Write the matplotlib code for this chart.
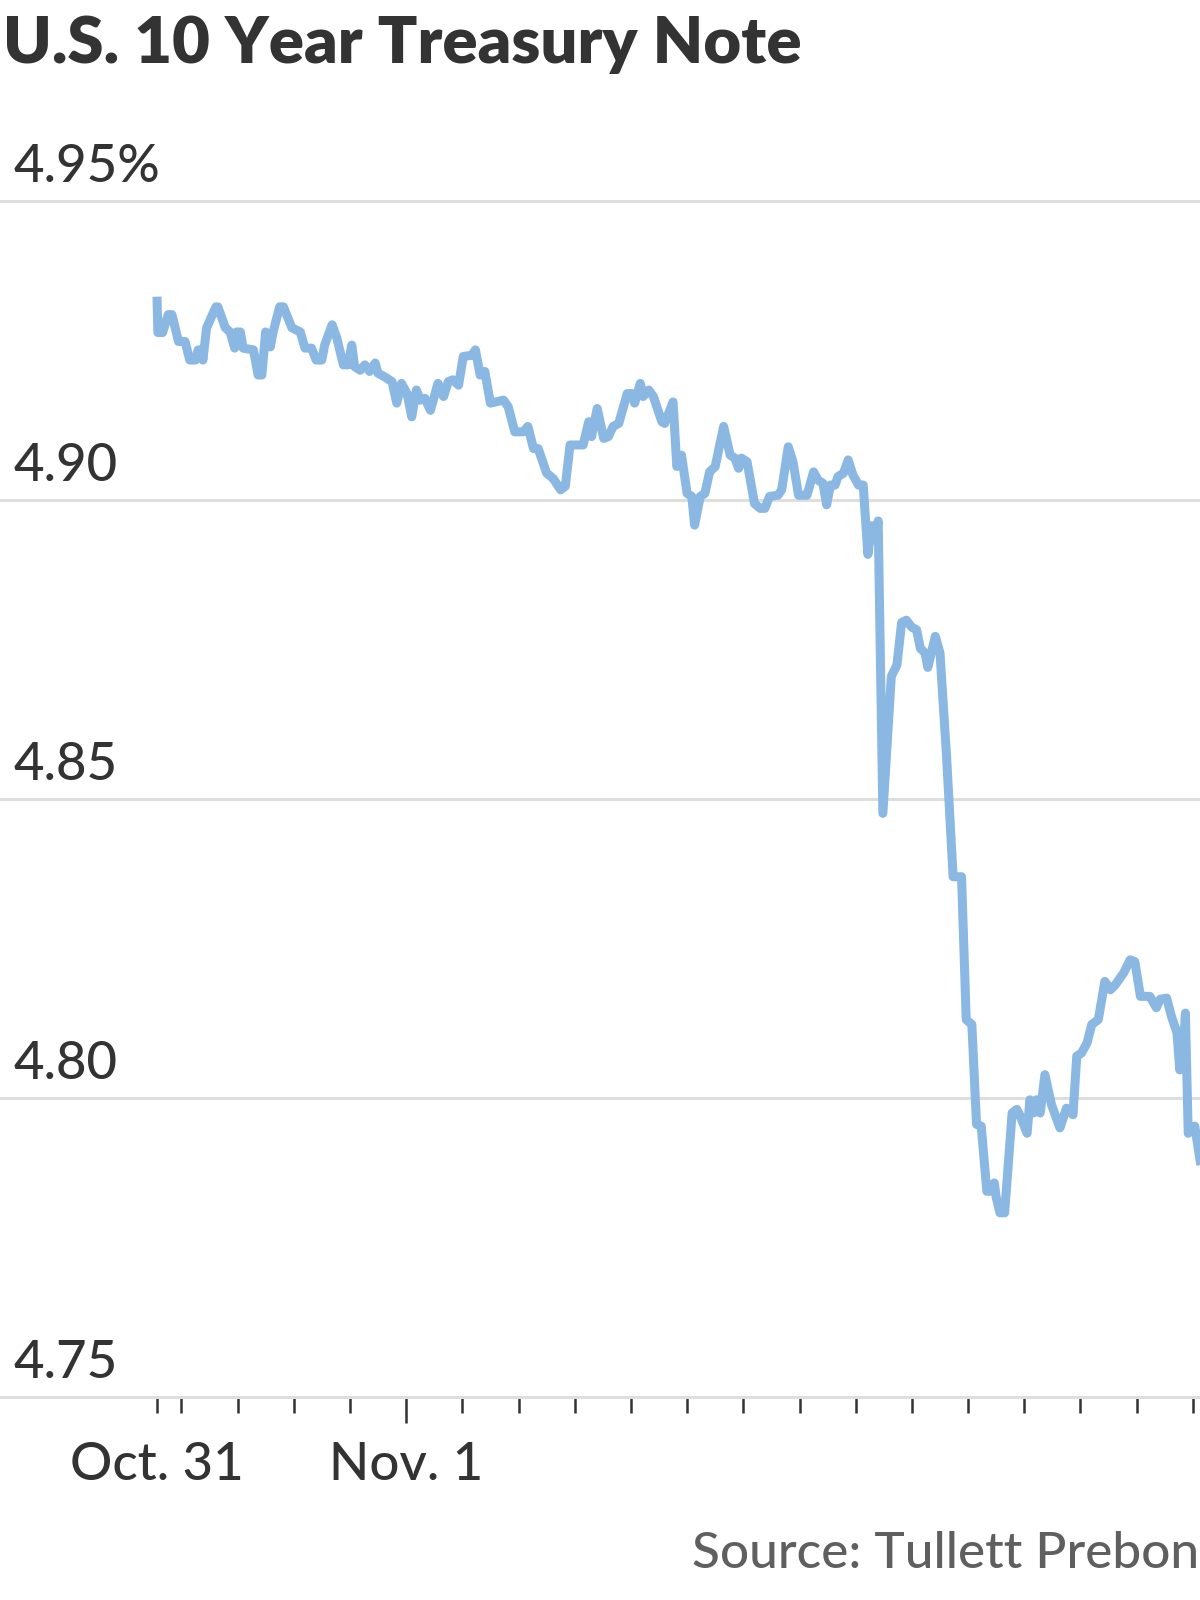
import matplotlib
matplotlib.use("Agg")
import matplotlib.pyplot as plt
import matplotlib.transforms as mtransforms
import pandas as pd

plt.rcParams['font.family'] = ['Lato', 'DejaVu Sans']

title = "U.S. 10 Year Treasury Note"
source = "Source: Tullett Prebon"

oct31 = ["19:34", "19:35", "19:40", "19:46", "19:50", "19:57", "20:04", "20:09", "20:15", "20:18",
         "20:22", "20:23", "20:27", "20:37", "20:39", "20:47", "20:52", "20:57", "20:59", "21:03",
         "21:06", "21:17", "21:22", "21:26", "21:30", "21:35", "21:38", "21:45", "21:49", "21:58",
         "22:07", "22:12", "22:19", "22:24", "22:30", "22:33", "22:41", "22:46", "22:53", "22:58",
         "23:02", "23:05", "23:11", "23:16", "23:21", "23:27", "23:30", "23:37", "23:45", "23:50",
         "23:55"]
oct31_yield = [4.934, 4.928, 4.928, 4.931, 4.931, 4.9265, 4.9265, 4.9234, 4.9234, 4.9251,
               4.9251, 4.9234, 4.9288, 4.9323, 4.9323, 4.9288, 4.9281, 4.9254, 4.9281, 4.9281,
               4.9254, 4.9251, 4.9209, 4.9209, 4.9281, 4.9256, 4.9281, 4.9323, 4.9323, 4.9288,
               4.9281, 4.9254, 4.9254, 4.9234, 4.9234, 4.9259, 4.9293, 4.9271, 4.9226, 4.9226,
               4.9259, 4.9223, 4.9217, 4.9226, 4.9215, 4.9229, 4.9212, 4.9206, 4.9198, 4.9162,
               4.9195]

nov1 = ["00:01", "00:06", "00:11", "00:15", "00:20", "00:26", "00:34", "00:40", "00:45", "00:50",
        "00:56", "01:01", "01:10", "01:14", "01:19", "01:24", "01:30", "01:44", "01:49", "01:56",
        "02:05", "02:10", "02:16", "02:21", "02:30", "02:37", "02:45", "02:50", "02:55", "03:09",
        "03:15", "03:18", "03:24", "03:31", "03:36", "03:41", "03:47", "03:56", "04:01", "04:04",
        "04:10", "04:13", "04:19", "04:24", "04:33", "04:36", "04:45", "04:49", "04:54", "05:00",
        "05:05", "05:08", "05:14", "05:19", "05:24", "05:30", "05:39", "05:46", "05:51", "05:55",
        "05:58", "06:04", "06:12", "06:18", "06:23", "06:28", "06:37", "06:41", "06:48", "06:53",
        "06:59", "07:08", "07:15", "07:20", "07:25", "07:29", "07:33", "07:38", "07:41", "07:47",
        "07:52", "07:57", "08:03", "08:08", "08:13", "08:17", "08:21", "08:24", "08:29", "08:38",
        "08:44", "08:49", "08:54", "09:00", "09:05", "09:09", "09:14", "09:17", "09:25", "09:30",
        "09:37", "09:44", "09:53", "09:58", "10:04", "10:09", "10:14", "10:20", "10:23", "10:28",
        "10:30", "10:34", "10:39", "10:47", "10:52", "10:55", "11:03", "11:06", "11:10", "11:13",
        "11:17", "11:22", "11:29", "11:38", "11:45", "11:52", "11:56", "12:01", "12:07", "12:12",
        "12:19", "12:26", "12:32", "12:37", "12:46", "12:53", "12:58", "13:04", "13:14", "13:21",
        "13:25", "13:32", "13:37", "13:43", "13:46", "13:50", "13:52", "13:55", "14:02", "14:08",
        "14:12"]
nov1_yield = [4.9178, 4.9139, 4.9184, 4.9167, 4.9170, 4.9150, 4.9195, 4.9173, 4.9198, 4.9201,
              4.9192, 4.9240, 4.9242, 4.9251, 4.9209, 4.9215, 4.9162, 4.9167, 4.9156, 4.9114,
              4.9114, 4.9123, 4.9086, 4.9086, 4.9045, 4.9036, 4.9017, 4.9023, 4.9092, 4.9092,
              4.9131, 4.9106, 4.9153, 4.9103, 4.9106, 4.9123, 4.9128, 4.9178, 4.9178, 4.9162,
              4.9195, 4.9173, 4.9184, 4.9173, 4.9131, 4.9128, 4.9164, 4.9056, 4.9075, 4.9011,
              4.9006, 4.8958, 4.9006, 4.9011, 4.9047, 4.9056, 4.9123, 4.9075, 4.9070, 4.9053,
              4.9070, 4.9064, 4.8994, 4.8986, 4.8986, 4.9006, 4.9008, 4.9017, 4.9089, 4.9064,
              4.9008, 4.9008, 4.9047, 4.9033, 4.9028, 4.8992, 4.9025, 4.9025, 4.9039, 4.9045,
              4.9067, 4.9042, 4.9025, 4.9025, 4.8909, 4.8957, 4.8933, 4.8965, 4.8476, 4.8705,
              4.8724, 4.8795, 4.8799, 4.8787, 4.8783, 4.8752, 4.8744, 4.8720, 4.8772, 4.8744,
              4.8571, 4.8370, 4.8370, 4.8131, 4.8123, 4.7956, 4.7953, 4.7844, 4.7844, 4.7858,
              4.7834, 4.7808, 4.7808, 4.7975, 4.7981, 4.7972, 4.7941, 4.7997, 4.7975, 4.7997,
              4.7975, 4.8039, 4.7989, 4.7950, 4.7983, 4.7972, 4.8070, 4.8075, 4.8092, 4.8123,
              4.8131, 4.8195, 4.8181, 4.8189, 4.8209, 4.8231, 4.8228, 4.8170, 4.8170, 4.8151,
              4.8165, 4.8167, 4.8137, 4.8109, 4.8047, 4.8089, 4.8142, 4.7941, 4.7953, 4.7892,
              4.7870]

y_ticks = [4.75, 4.80, 4.85, 4.90, 4.95]
y_tick_labels = ["4.75", "4.80", "4.85", "4.90", "4.95%"]
x_tick_labels = ["Oct. 31", "Nov. 1"]

times = pd.to_datetime(["2023-10-31 " + t for t in oct31] + ["2023-11-01 " + t for t in nov1])
yields = oct31_yield + nov1_yield

W, H = 1200, 1600
fig = plt.figure(figsize=(12, 16), dpi=100)
fig.patch.set_facecolor("white")
ax = fig.add_axes([0, (H - 1397) / H, 1, (1397 - 201) / H])

ax.plot(times, yields, color="#8ab8e3", lw=6.5, solid_joinstyle="round",
        solid_capstyle="butt", zorder=3)

ax.set_xlim(pd.Timestamp("2023-10-31 16:46:25"), pd.Timestamp("2023-11-01 14:07:35"))
ax.set_ylim(4.75, 4.95)

for s in ax.spines.values():
    s.set_visible(False)

ax.set_yticks(y_ticks)
ax.tick_params(axis="y", length=0, labelleft=False)
ax.yaxis.grid(True, color="#dedede", lw=2.2)
ax.xaxis.grid(False)
ax.set_axisbelow(True)
for gl in ax.get_ygridlines():
    gl.set_clip_on(False)

label_kw = dict(fontsize=38, color="#333333", fontweight="medium")

trans = mtransforms.blended_transform_factory(ax.transAxes, ax.transData)
trans = mtransforms.offset_copy(trans, fig=fig, x=0, y=19 * 0.72, units="points")
for v, lab in zip(y_ticks, y_tick_labels):
    ax.text(14 / W, v, lab, transform=trans, ha="left", va="baseline", **label_kw)

major_ticks = [times[0], pd.Timestamp("2023-11-01 00:00")]
minor_ticks = list(pd.date_range("2023-10-31 20:00", "2023-11-01 14:00", freq="h"))
ax.set_xticks(major_ticks)
ax.set_xticklabels(x_tick_labels, **label_kw)
ax.set_xticks(minor_ticks, minor=True)
ax.tick_params(axis="x", which="both", direction="out", color="#333333", width=1.8)
ax.tick_params(axis="x", which="major", length=11.5, pad=21)
ax.tick_params(axis="x", which="minor", length=11.5)
ax.xaxis.get_major_ticks()[1].tick1line.set_markersize(18.7)

fig.text(3 / W, 1 - 63 / H, title, ha="left", va="baseline", fontsize=47,
         fontweight="heavy", color="#333333")
fig.text(1199 / W, 1 - 1568 / H, source, ha="right", va="baseline", fontsize=37,
         color="#5f5f5f", fontweight="medium")

fig.savefig("out.png", dpi=100, facecolor="white")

*Given problem*: List the lines of the material in which the word "matplotlib" occurs.

*The solution*:
Write the matplotlib code for this chart.
import matplotlib
matplotlib.use("Agg")
import matplotlib.pyplot as plt
import matplotlib.transforms as mtransforms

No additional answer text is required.